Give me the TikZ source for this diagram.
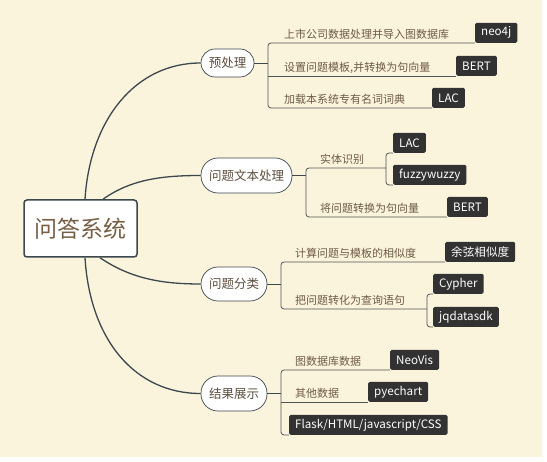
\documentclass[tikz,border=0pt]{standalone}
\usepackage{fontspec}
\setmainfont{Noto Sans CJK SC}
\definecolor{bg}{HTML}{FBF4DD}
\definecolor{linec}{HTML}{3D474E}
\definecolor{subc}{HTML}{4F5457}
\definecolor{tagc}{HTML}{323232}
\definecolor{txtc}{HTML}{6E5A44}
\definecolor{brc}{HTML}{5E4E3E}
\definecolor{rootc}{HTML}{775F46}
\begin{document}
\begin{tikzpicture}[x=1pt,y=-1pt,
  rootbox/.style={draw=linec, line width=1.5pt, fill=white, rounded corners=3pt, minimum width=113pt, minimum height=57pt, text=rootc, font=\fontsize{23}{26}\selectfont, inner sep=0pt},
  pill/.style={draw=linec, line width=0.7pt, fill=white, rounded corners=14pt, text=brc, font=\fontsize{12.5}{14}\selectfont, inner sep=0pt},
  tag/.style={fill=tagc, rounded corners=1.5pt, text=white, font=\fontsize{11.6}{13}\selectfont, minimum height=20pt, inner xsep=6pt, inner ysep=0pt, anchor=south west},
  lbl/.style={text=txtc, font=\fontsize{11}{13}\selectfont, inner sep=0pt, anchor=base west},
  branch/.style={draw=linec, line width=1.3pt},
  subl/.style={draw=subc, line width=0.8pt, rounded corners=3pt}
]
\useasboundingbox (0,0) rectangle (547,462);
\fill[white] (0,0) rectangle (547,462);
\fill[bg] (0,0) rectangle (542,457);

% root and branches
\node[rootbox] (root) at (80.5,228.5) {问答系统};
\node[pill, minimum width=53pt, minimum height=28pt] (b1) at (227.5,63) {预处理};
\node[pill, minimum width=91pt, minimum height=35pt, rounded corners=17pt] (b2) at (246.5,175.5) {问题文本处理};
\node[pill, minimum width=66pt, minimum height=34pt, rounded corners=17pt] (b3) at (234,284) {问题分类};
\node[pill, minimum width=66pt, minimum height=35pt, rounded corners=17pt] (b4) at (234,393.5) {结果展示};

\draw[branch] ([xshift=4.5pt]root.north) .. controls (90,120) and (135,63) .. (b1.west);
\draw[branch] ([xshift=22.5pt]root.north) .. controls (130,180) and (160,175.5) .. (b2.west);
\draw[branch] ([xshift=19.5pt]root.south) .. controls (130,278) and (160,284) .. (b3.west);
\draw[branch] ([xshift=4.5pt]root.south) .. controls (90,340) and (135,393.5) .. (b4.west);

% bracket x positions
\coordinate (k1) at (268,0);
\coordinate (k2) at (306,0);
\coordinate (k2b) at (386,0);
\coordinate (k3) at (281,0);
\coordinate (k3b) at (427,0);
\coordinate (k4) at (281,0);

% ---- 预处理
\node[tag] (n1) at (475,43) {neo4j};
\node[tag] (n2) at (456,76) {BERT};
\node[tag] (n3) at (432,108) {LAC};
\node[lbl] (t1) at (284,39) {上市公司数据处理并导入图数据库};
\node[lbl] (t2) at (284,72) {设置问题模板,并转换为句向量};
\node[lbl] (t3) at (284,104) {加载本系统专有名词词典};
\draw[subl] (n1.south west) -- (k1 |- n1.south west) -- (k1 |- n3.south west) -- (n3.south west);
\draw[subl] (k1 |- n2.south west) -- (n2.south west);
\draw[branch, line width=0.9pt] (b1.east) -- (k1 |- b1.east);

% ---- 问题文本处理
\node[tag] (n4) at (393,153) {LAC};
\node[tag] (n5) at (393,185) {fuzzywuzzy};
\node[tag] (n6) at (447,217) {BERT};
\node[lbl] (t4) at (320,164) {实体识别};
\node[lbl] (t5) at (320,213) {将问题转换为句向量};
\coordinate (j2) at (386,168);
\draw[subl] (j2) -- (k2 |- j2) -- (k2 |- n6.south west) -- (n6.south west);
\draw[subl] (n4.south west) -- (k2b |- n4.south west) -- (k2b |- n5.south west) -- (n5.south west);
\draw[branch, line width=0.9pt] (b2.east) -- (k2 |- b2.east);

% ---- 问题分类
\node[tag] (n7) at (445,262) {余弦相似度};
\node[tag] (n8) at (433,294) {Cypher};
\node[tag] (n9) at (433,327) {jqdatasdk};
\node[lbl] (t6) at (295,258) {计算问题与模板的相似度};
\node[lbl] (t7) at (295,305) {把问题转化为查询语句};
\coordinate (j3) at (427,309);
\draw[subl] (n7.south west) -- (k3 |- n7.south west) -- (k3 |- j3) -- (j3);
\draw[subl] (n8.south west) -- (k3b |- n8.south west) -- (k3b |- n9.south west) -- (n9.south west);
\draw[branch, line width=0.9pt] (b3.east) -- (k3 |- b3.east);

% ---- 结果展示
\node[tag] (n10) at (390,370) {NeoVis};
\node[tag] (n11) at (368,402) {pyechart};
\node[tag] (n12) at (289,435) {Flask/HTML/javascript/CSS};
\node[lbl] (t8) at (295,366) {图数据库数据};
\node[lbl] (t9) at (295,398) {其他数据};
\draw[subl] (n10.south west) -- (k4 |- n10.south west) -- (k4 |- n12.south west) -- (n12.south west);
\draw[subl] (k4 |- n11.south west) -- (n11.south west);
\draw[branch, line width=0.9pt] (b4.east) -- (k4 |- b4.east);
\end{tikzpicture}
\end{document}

---

▶ _Task to complete_:
Retype the whole listing, keeping every line identical and omitting all pictures.

▶ _Complete response_:
Give me the TikZ source for this diagram.
\documentclass[tikz,border=0pt]{standalone}
\usepackage{fontspec}
\setmainfont{Noto Sans CJK SC}
\definecolor{bg}{HTML}{FBF4DD}
\definecolor{linec}{HTML}{3D474E}
\definecolor{subc}{HTML}{4F5457}
\definecolor{tagc}{HTML}{323232}
\definecolor{txtc}{HTML}{6E5A44}
\definecolor{brc}{HTML}{5E4E3E}
\definecolor{rootc}{HTML}{775F46}
\begin{document}
\begin{tikzpicture}[x=1pt,y=-1pt,
  rootbox/.style={draw=linec, line width=1.5pt, fill=white, rounded corners=3pt, minimum width=113pt, minimum height=57pt, text=rootc, font=\fontsize{23}{26}\selectfont, inner sep=0pt},
  pill/.style={draw=linec, line width=0.7pt, fill=white, rounded corners=14pt, text=brc, font=\fontsize{12.5}{14}\selectfont, inner sep=0pt},
  tag/.style={fill=tagc, rounded corners=1.5pt, text=white, font=\fontsize{11.6}{13}\selectfont, minimum height=20pt, inner xsep=6pt, inner ysep=0pt, anchor=south west},
  lbl/.style={text=txtc, font=\fontsize{11}{13}\selectfont, inner sep=0pt, anchor=base west},
  branch/.style={draw=linec, line width=1.3pt},
  subl/.style={draw=subc, line width=0.8pt, rounded corners=3pt}
]
\useasboundingbox (0,0) rectangle (547,462);
\fill[white] (0,0) rectangle (547,462);
\fill[bg] (0,0) rectangle (542,457);

% root and branches
\node[rootbox] (root) at (80.5,228.5) {问答系统};
\node[pill, minimum width=53pt, minimum height=28pt] (b1) at (227.5,63) {预处理};
\node[pill, minimum width=91pt, minimum height=35pt, rounded corners=17pt] (b2) at (246.5,175.5) {问题文本处理};
\node[pill, minimum width=66pt, minimum height=34pt, rounded corners=17pt] (b3) at (234,284) {问题分类};
\node[pill, minimum width=66pt, minimum height=35pt, rounded corners=17pt] (b4) at (234,393.5) {结果展示};

\draw[branch] ([xshift=4.5pt]root.north) .. controls (90,120) and (135,63) .. (b1.west);
\draw[branch] ([xshift=22.5pt]root.north) .. controls (130,180) and (160,175.5) .. (b2.west);
\draw[branch] ([xshift=19.5pt]root.south) .. controls (130,278) and (160,284) .. (b3.west);
\draw[branch] ([xshift=4.5pt]root.south) .. controls (90,340) and (135,393.5) .. (b4.west);

% bracket x positions
\coordinate (k1) at (268,0);
\coordinate (k2) at (306,0);
\coordinate (k2b) at (386,0);
\coordinate (k3) at (281,0);
\coordinate (k3b) at (427,0);
\coordinate (k4) at (281,0);

% ---- 预处理
\node[tag] (n1) at (475,43) {neo4j};
\node[tag] (n2) at (456,76) {BERT};
\node[tag] (n3) at (432,108) {LAC};
\node[lbl] (t1) at (284,39) {上市公司数据处理并导入图数据库};
\node[lbl] (t2) at (284,72) {设置问题模板,并转换为句向量};
\node[lbl] (t3) at (284,104) {加载本系统专有名词词典};
\draw[subl] (n1.south west) -- (k1 |- n1.south west) -- (k1 |- n3.south west) -- (n3.south west);
\draw[subl] (k1 |- n2.south west) -- (n2.south west);
\draw[branch, line width=0.9pt] (b1.east) -- (k1 |- b1.east);

% ---- 问题文本处理
\node[tag] (n4) at (393,153) {LAC};
\node[tag] (n5) at (393,185) {fuzzywuzzy};
\node[tag] (n6) at (447,217) {BERT};
\node[lbl] (t4) at (320,164) {实体识别};
\node[lbl] (t5) at (320,213) {将问题转换为句向量};
\coordinate (j2) at (386,168);
\draw[subl] (j2) -- (k2 |- j2) -- (k2 |- n6.south west) -- (n6.south west);
\draw[subl] (n4.south west) -- (k2b |- n4.south west) -- (k2b |- n5.south west) -- (n5.south west);
\draw[branch, line width=0.9pt] (b2.east) -- (k2 |- b2.east);

% ---- 问题分类
\node[tag] (n7) at (445,262) {余弦相似度};
\node[tag] (n8) at (433,294) {Cypher};
\node[tag] (n9) at (433,327) {jqdatasdk};
\node[lbl] (t6) at (295,258) {计算问题与模板的相似度};
\node[lbl] (t7) at (295,305) {把问题转化为查询语句};
\coordinate (j3) at (427,309);
\draw[subl] (n7.south west) -- (k3 |- n7.south west) -- (k3 |- j3) -- (j3);
\draw[subl] (n8.south west) -- (k3b |- n8.south west) -- (k3b |- n9.south west) -- (n9.south west);
\draw[branch, line width=0.9pt] (b3.east) -- (k3 |- b3.east);

% ---- 结果展示
\node[tag] (n10) at (390,370) {NeoVis};
\node[tag] (n11) at (368,402) {pyechart};
\node[tag] (n12) at (289,435) {Flask/HTML/javascript/CSS};
\node[lbl] (t8) at (295,366) {图数据库数据};
\node[lbl] (t9) at (295,398) {其他数据};
\draw[subl] (n10.south west) -- (k4 |- n10.south west) -- (k4 |- n12.south west) -- (n12.south west);
\draw[subl] (k4 |- n11.south west) -- (n11.south west);
\draw[branch, line width=0.9pt] (b4.east) -- (k4 |- b4.east);
\end{tikzpicture}
\end{document}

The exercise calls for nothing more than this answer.